For deeper mathematical study, high quality university level open materials are available through MIT OpenCourseWare (.edu), where radical expressions and function behavior appear in broader analytical contexts.
When to Use This Calculator
- Before solving algebra problems with radicals.
- While checking if a computed answer is reasonable.
- During exam prep where quick estimation saves time.
- In coding tasks that require validation of numeric ranges.
- When teaching square roots conceptually with visual supports.
Final Takeaway
A square root between two consecutive integers calculator gives you more than a number. It gives structure: lower square, upper square, exact interval, and decimal detail. That structure is what makes mathematical work reliable.

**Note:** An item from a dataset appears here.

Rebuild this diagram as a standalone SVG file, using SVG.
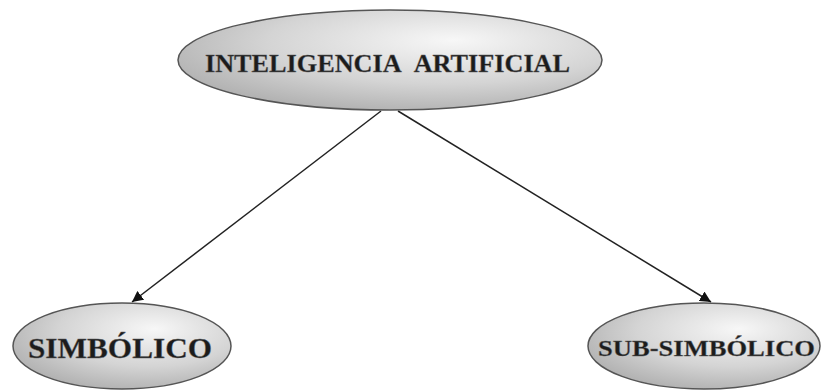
<svg xmlns="http://www.w3.org/2000/svg" width="822" height="390" viewBox="0 0 822 390">
<defs>
<radialGradient id="g" cx="0.6" cy="0.35" r="0.75" fx="0.65" fy="0.3">
<stop offset="0" stop-color="#f7f7f7"/>
<stop offset="0.55" stop-color="#d4d4d4"/>
<stop offset="1" stop-color="#a9a9a9"/>
</radialGradient>
<marker id="ah" viewBox="0 0 10 10" refX="10" refY="5" markerWidth="11" markerHeight="11" markerUnits="userSpaceOnUse" orient="auto">
<path d="M0,0 L10,5 L0,10 z" fill="#111"/>
</marker>
</defs>
<style>
.n{fill:url(#g);stroke:#555;stroke-width:1.5}
.t{font-family:"Liberation Serif","Times New Roman",serif;font-weight:bold;fill:#1c1c1c;stroke:#666;stroke-width:0.4}
.e{stroke:#222;stroke-width:1.5;fill:none}
</style>
<rect width="822" height="390" fill="#fff"/>
<g id="connectors">
<line class="e" x1="381" y1="111" x2="132" y2="302" marker-end="url(#ah)"/>
<line class="e" x1="398" y1="111" x2="711" y2="302" marker-end="url(#ah)"/>
</g>
<g id="ia">
<ellipse class="n" cx="390" cy="60" rx="212" ry="50"/>
<text class="t" x="205" y="72" font-size="25" word-spacing="8" textLength="365" lengthAdjust="spacingAndGlyphs">INTELIGENCIA ARTIFICIAL</text>
</g>
<g id="simbolico">
<ellipse class="n" cx="122" cy="346" rx="109" ry="43"/>
<text class="t" x="28" y="358" font-size="29" textLength="184" lengthAdjust="spacingAndGlyphs">SIMBÓLICO</text>
</g>
<g id="subsimbolico">
<ellipse class="n" cx="704" cy="346" rx="116" ry="43"/>
<text class="t" x="598" y="356" font-size="23" textLength="217" lengthAdjust="spacingAndGlyphs">SUB-SIMBÓLICO</text>
</g>
</svg>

Whether you are a student improving fundamentals, an educator building intuition, or a professional verifying calculations, interval based square root reasoning is one of the highest value micro skills in quantitative practice.
Use the calculator above to test different values, switch precision, and observe how the chart changes as n moves closer to one bounding square or the other. The more examples you run, the faster your mental estimation becomes.